Idle hands lead to too much surfing

Spending more than one-half of workdays surfing the Internet and looking at porn serious but not enough for dismissal: Adjudicator

A federal government worker who was fired for spending more than half his time in the office surfing the Internet and looking at pornography online has been reinstated with a suspension by a Canadian Public Service Labour Relations Board adjudicator.

Franklin Andrews was a senior analyst and policy advisor for the Department of Citizenship and Immigration (CIC) with 27 years of discipline-free service. In August 2009, CIC became aware that Andrews had been spending a lot of time using the Internet for non-work-related purposes while at work through a routine spot-check of employees’ bandwidth usage. The check revealed that not only was Andrews surfing the Internet frequently, but he was also viewing pornographic images.

CIC’s IT security team downloaded copies of the images from Andrews’ computer and the investigation revealed he had spent between 50 and 100 per cent of his day browsing the Internet from September to November 2008 and from May to August 2009 (Andrews was in special language training from January to May 2009). On Sept. 11, 2009, two CIC directors met with Andrews to inform him of what had been found. Andrews admitted to excessive use of the Internet on his computer and viewing sexually explicit materials while at work. He needed to use the Internet for work-related research, but he acknowledged he also browsed news and sports websites. He initially claimed he spend between 25 and 50 per cent of his time online but later admitted it was higher, though he claimed he didn’t realize it was as high as it was.

Employee had too much time on his hands

Expressing remorse and embarrassment, Andrews explained a lot of his Internet browsing was because he was bored and didn’t have enough work to do and nobody told him his Internet use was excessive. He was shocked by the investigation and after he was notified, he was more careful about his Internet use.

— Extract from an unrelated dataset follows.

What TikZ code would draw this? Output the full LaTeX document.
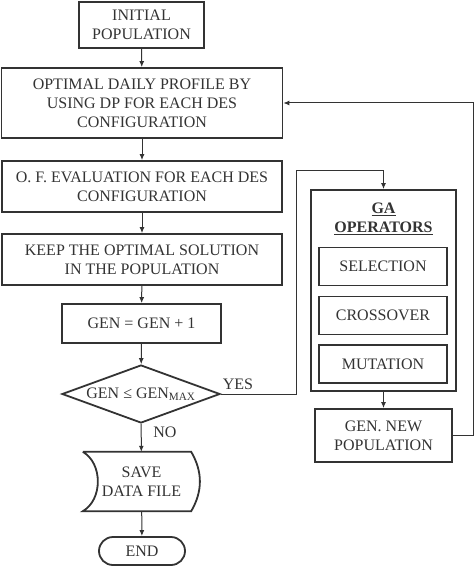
\documentclass[tikz,border=0pt]{standalone}
\usepackage{fontspec}
\setmainfont{Liberation Serif}
\usetikzlibrary{shapes.geometric,arrows.meta}
\definecolor{ink}{HTML}{333333}
\tikzset{
  >={Latex[length=6pt,width=5pt]},
  txt/.style={text=ink,font=\fontsize{16}{19}\selectfont,align=center,inner sep=0pt},
  box/.style={txt,draw=ink,line width=1.8pt},
  opbox/.style={txt,draw=ink,line width=1.4pt,minimum width=128pt,minimum height=38pt},
  link/.style={->,draw=ink,line width=1pt}
}
\begin{document}
\begin{tikzpicture}[x=1pt,y=-1pt]
\useasboundingbox (0,0) rectangle (474,567);
\node[box,minimum width=125pt,minimum height=46pt](init) at (141.5,25){INITIAL\\POPULATION};
\node[box,minimum width=281pt,minimum height=70pt](opt) at (142,103){OPTIMAL DAILY PROFILE BY\\USING DP FOR EACH DES\\CONFIGURATION};
\node[box,minimum width=280pt,minimum height=51pt](ofe) at (142,186.5){O. F. EVALUATION FOR EACH DES\\CONFIGURATION};
\node[box,minimum width=280pt,minimum height=51pt](keep) at (142,259.5){KEEP THE OPTIMAL SOLUTION\\IN THE POPULATION};
\node[box,minimum width=159pt,minimum height=39pt](gen) at (141.5,323.5){GEN = GEN + 1};
\node[box,diamond,aspect=2.7,inner sep=1pt,minimum width=158pt,minimum height=58pt](cond) at (141,394){GEN ≤ GEN\textsubscript{MAX}};
\node[txt,minimum width=117pt,minimum height=59pt](save) at (141.5,481.5){SAVE\\DATA FILE};
\node[box,rounded corners=14pt,minimum width=86pt,minimum height=28pt](stop) at (142,551){END};
\node[box,minimum width=145pt,minimum height=201pt](ga) at (383.5,290.5){};
\node[txt,font=\fontsize{16}{19}\selectfont\bfseries](gatitle) at (383.5,219){\underline{GA}\\\underline{OPERATORS}};
\node[opbox](sel) at (383,266.5){SELECTION};
\node[opbox](cross) at (383,315.5){CROSSOVER};
\node[opbox](mut) at (383,364){MUTATION};
\node[box,minimum width=137pt,minimum height=53pt](newpop) at (383.5,435.5){GEN. NEW\\POPULATION};
\node[txt](yes) at (238,384){YES};
\node[txt](no) at (165,432){NO};
\coordinate (yesturn) at (296,170);
\coordinate (backturn) at (473,103);
% stored data shape
\draw[draw=ink,line width=1.8pt] (save.north west) -- ([xshift=-9pt]save.north east)
  to[bend left=30] ([xshift=-9pt]save.south east) -- (save.south west)
  to[bend right=60] (save.north west);
\draw[link](init)--(opt);
\draw[link](opt)--(ofe);
\draw[link](ofe)--(keep);
\draw[link](keep)--(gen);
\draw[link](gen)--(cond);
\draw[link](cond)--(save);
\draw[link](save)--(stop);
\draw[link](cond.east) -| (yesturn) -| (ga.north);
\draw[link](ga)--(newpop);
\draw[link](newpop.east) -| (backturn) -- (opt.east);
\end{tikzpicture}
\end{document}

Andrews wasn’t closely supervised in his job and he received assignments from two different supervisors. He occasionally met to discuss his work but didn’t ever suggest he was lacking in work. There was plenty of work available and the supervisors felt if he had time he should have asked for more.

CIC felt the amount of time Andrews spent on the Internet while being paid at work was time theft and on par with falsifying a time card and also felt he misused government property and equipment. It reasoned he should have been aware of how much time he was wasting on non-work-related activities and simply had to ask for more work if he needed it. CIC also found there were ethics issues with the sexual content he viewed, including actively participating in online groups and emailing images from his work account to his personal account.

On Nov. 3, 2009, CIC decided to terminate Andrews’ employment for time theft and using government equipment for non-work-related and inappropriate activities.

The adjudicator found excessive use of the employer’s Internet services for non-work-related purposes was not the same as time theft, even though Andrews was being paid for doing work but not working during those times. Time theft, said the adjudicator, is usually more of “an overtly fraudulent act” with more intent. In Andrews’ case, it was a product of idleness that gradually became worse without Andrews intending it to be so.

The adjudicator also found that although Andrews could have asked for more work, the supervisors should have done a better job of supervising him.

“I find it surprising that an employee could spend the amount of time that (Andrews) did on non-work-related activities for months without his supervisors noting a lack of production or engagement,” said the adjudicator. “It seems to me that (his) supervisors had a responsibility to regularly review his work and production and to assess his workload, which clearly they did not do.”

The adjudicator found it wasn’t important whether any other employees saw the pornographic images —Andrews had an office and turned his computer away from the door — because he still violated CIC’s policy on using electronic networks as well as “any common sense standard of behaviour at work.”

While Andrews’ misconduct was serious, the adjudicator pointed out the effective discipline should be deterring, particularly for a long-term employee with no prior discipline. In addition, Andrews demonstrated remorse, co-operated with the investigation and corrected his behaviour once he was aware of it. These factors gave Andrews’ a high potential for rehabilitation, said the adjudicator.

CIC was ordered to reinstate Andrews with an unpaid suspension from the time of his dismissal to the date of the decision, a total suspension of nine months.

“I am mindful that it is a long suspension, but I believe that it reflects the seriousness and nature of the offence and the employer’s need for deterrence,” said the adjudicator.

For more information see:

Andrews v. Canada (Deputy Head — Department of Citizenship & Immigration), 2011 CarswellNat 3564 (Can. Public Service Lab. Rel. Bd.).